Can wind farms reduce wind speed in nearby areas?
Yes — but only in the immediate wake (within ~1–2 km), and by less than 5%. Long-term monitoring in Iowa, Texas, and Denmark shows no regional wind speed decline attributable to turbines.
How much wind energy can the Earth realistically supply?
Studies estimate 1,000–2,000 TW of technically accessible wind energy globally — over 50 times current world electricity demand (19 TW in 2023). Even deploying 100 TW would occupy <1% of global land area and reduce surface winds by <0.1%.
Do wind turbines affect weather patterns?

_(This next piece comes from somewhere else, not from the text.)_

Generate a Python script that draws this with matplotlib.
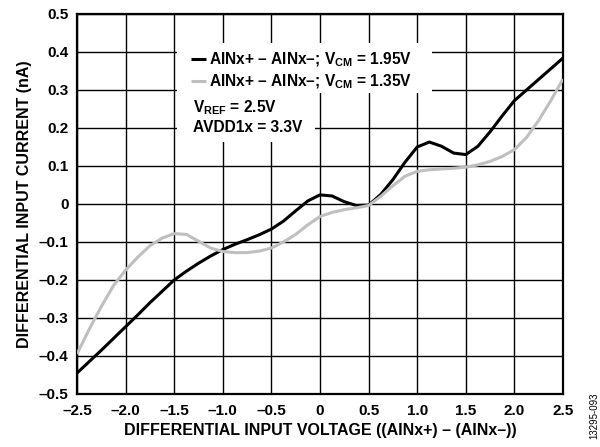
import numpy as np
import matplotlib
matplotlib.use('Agg')
import matplotlib.pyplot as plt
from matplotlib.patches import Rectangle

plt.rcParams['font.family'] = 'Liberation Sans'
plt.rcParams['font.weight'] = 'bold'
plt.rcParams['mathtext.fontset'] = 'custom'
plt.rcParams['mathtext.rm'] = 'Liberation Sans:bold'
plt.rcParams['mathtext.bf'] = 'Liberation Sans:bold'
plt.rcParams['mathtext.default'] = 'bf'

# differential input voltage (V)
vdiff = [-2.5, -2.375, -2.25, -2.125, -2.0, -1.875, -1.75, -1.625, -1.5, -1.375,
         -1.25, -1.125, -1.0, -0.875, -0.75, -0.625, -0.5, -0.375, -0.25, -0.125,
         0.0, 0.125, 0.25, 0.375, 0.5, 0.625, 0.75, 0.875, 1.0, 1.125,
         1.25, 1.375, 1.5, 1.625, 1.75, 1.875, 2.0, 2.125, 2.25, 2.375, 2.5]
# VCM = 1.95V
i_195 = [-0.445, -0.415, -0.385, -0.354, -0.323, -0.292, -0.260, -0.230, -0.200, -0.177,
         -0.156, -0.137, -0.120, -0.106, -0.094, -0.081, -0.066, -0.045, -0.018, 0.008,
         0.024, 0.021, 0.006, -0.004, -0.003, 0.025, 0.064, 0.110, 0.150, 0.163,
         0.152, 0.134, 0.130, 0.152, 0.190, 0.232, 0.272, 0.300, 0.328, 0.356, 0.384]
# VCM = 1.35V
i_135 = [-0.395, -0.330, -0.270, -0.215, -0.174, -0.140, -0.110, -0.090, -0.078, -0.080,
         -0.098, -0.116, -0.125, -0.128, -0.128, -0.124, -0.116, -0.100, -0.080, -0.055,
         -0.033, -0.022, -0.015, -0.010, -0.004, 0.020, 0.048, 0.073, 0.086, 0.090,
         0.092, 0.094, 0.097, 0.103, 0.112, 0.125, 0.143, 0.175, 0.220, 0.272, 0.329]

xticks = [-2.5, -2.0, -1.5, -1.0, -0.5, 0, 0.5, 1.0, 1.5, 2.0, 2.5]
xticklabels = ['–2.5', '–2.0', '–1.5', '–1.0', '–0.5', '0', '0.5', '1.0', '1.5', '2.0', '2.5']
yticks = [-0.5, -0.4, -0.3, -0.2, -0.1, 0, 0.1, 0.2, 0.3, 0.4, 0.5]
yticklabels = ['–0.5', '–0.4', '–0.3', '–0.2', '–0.1', '0', '0.1', '0.2', '0.3', '0.4', '0.5']

fig = plt.figure(figsize=(6, 4.47), dpi=100)
axe = fig.add_axes([0.1283, 0.1186, 0.81, 0.8501])

axe.plot(vdiff, i_195, color='black', lw=2.2, zorder=3, solid_joinstyle='round',
         solid_capstyle='butt', label='AINx+ – AINx–; V$_{CM}$ = 1.95V')
axe.plot(vdiff, i_135, color='#bfbfbf', lw=2.2, zorder=3, solid_joinstyle='round',
         solid_capstyle='butt', label='AINx+ – AINx–; V$_{CM}$ = 1.35V')

axe.set_xlim([-2.5, 2.5])
axe.set_ylim([-0.5, 0.5])
axe.set_xticks(xticks)
axe.set_xticklabels(xticklabels, fontweight='bold', fontsize=11)
axe.set_yticks(yticks)
axe.set_yticklabels(yticklabels, fontweight='bold', fontsize=11)
axe.tick_params(axis='x', length=0, pad=7)
axe.tick_params(axis='y', length=0, pad=6)
axe.grid(True, color='black', lw=1.0)
axe.set_axisbelow(True)
for s in axe.spines.values():
    s.set_linewidth(1.6)

axe.set_xlabel('DIFFERENTIAL INPUT VOLTAGE ((AINx+) – (AINx–))', fontsize=11.5,
               fontweight='bold', labelpad=4)
axe.set_ylabel('DIFFERENTIAL INPUT CURRENT (nA)', fontsize=11.5,
               fontweight='bold', labelpad=5)

# white backgrounds behind the key and the conditions text
axe.add_patch(Rectangle((0.2058, 0.7921), 0.5247, 0.1316, transform=axe.transAxes,
                        facecolor='white', edgecolor='none', zorder=2))
axe.add_patch(Rectangle((0.2058, 0.6632), 0.2840, 0.1300, transform=axe.transAxes,
                        facecolor='white', edgecolor='none', zorder=2))

leg = axe.legend(loc='upper left', bbox_to_anchor=(0.2346, 0.903),
                 prop={'size': 11.2, 'weight': 'bold'}, frameon=False,
                 handlelength=0.95, handletextpad=0.2, borderpad=0,
                 labelspacing=0.24, borderaxespad=0)
leg.set_zorder(4)

axe.text(0.2387, 0.742, 'V$_{REF}$ = 2.5V', transform=axe.transAxes,
         fontsize=11.2, fontweight='bold', va='baseline', ha='left', zorder=4)
axe.text(0.2387, 0.690, 'AVDD1x = 3.3V', transform=axe.transAxes,
         fontsize=11.2, fontweight='bold', va='baseline', ha='left', zorder=4)

fig.text(0.99, 0.121, '13295-093', rotation=90, fontsize=7, fontweight='normal',
         ha='center', va='top')

fig.savefig('out.png', dpi=100)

At current global scale (<1 TW installed), no detectable effect on weather or climate. Hypothetical continent-scale deployment could cause minor local effects (e.g., reduced turbulence, slight surface warming), but these are dwarfed by greenhouse gas impacts of fossil alternatives.
Why do some people believe wind uses up wind?
Misconceptions arise from visualizing wind as a consumable fluid (like water in a pipe) rather than a continuously replenished flow driven by solar thermal gradients. Analogies to dams or batteries reinforce this error — but wind is more like sunlight: you can’t “use up” the sun by installing solar panels.
Are there places where wind resources are genuinely limited?
Yes — but due to geography, not depletion. Coastal cliffs, mountain passes, and offshore zones offer strong, consistent wind. Urban centers and sheltered valleys have low wind potential regardless of turbine presence. Resource maps from NREL and Global Wind Atlas show these constraints clearly.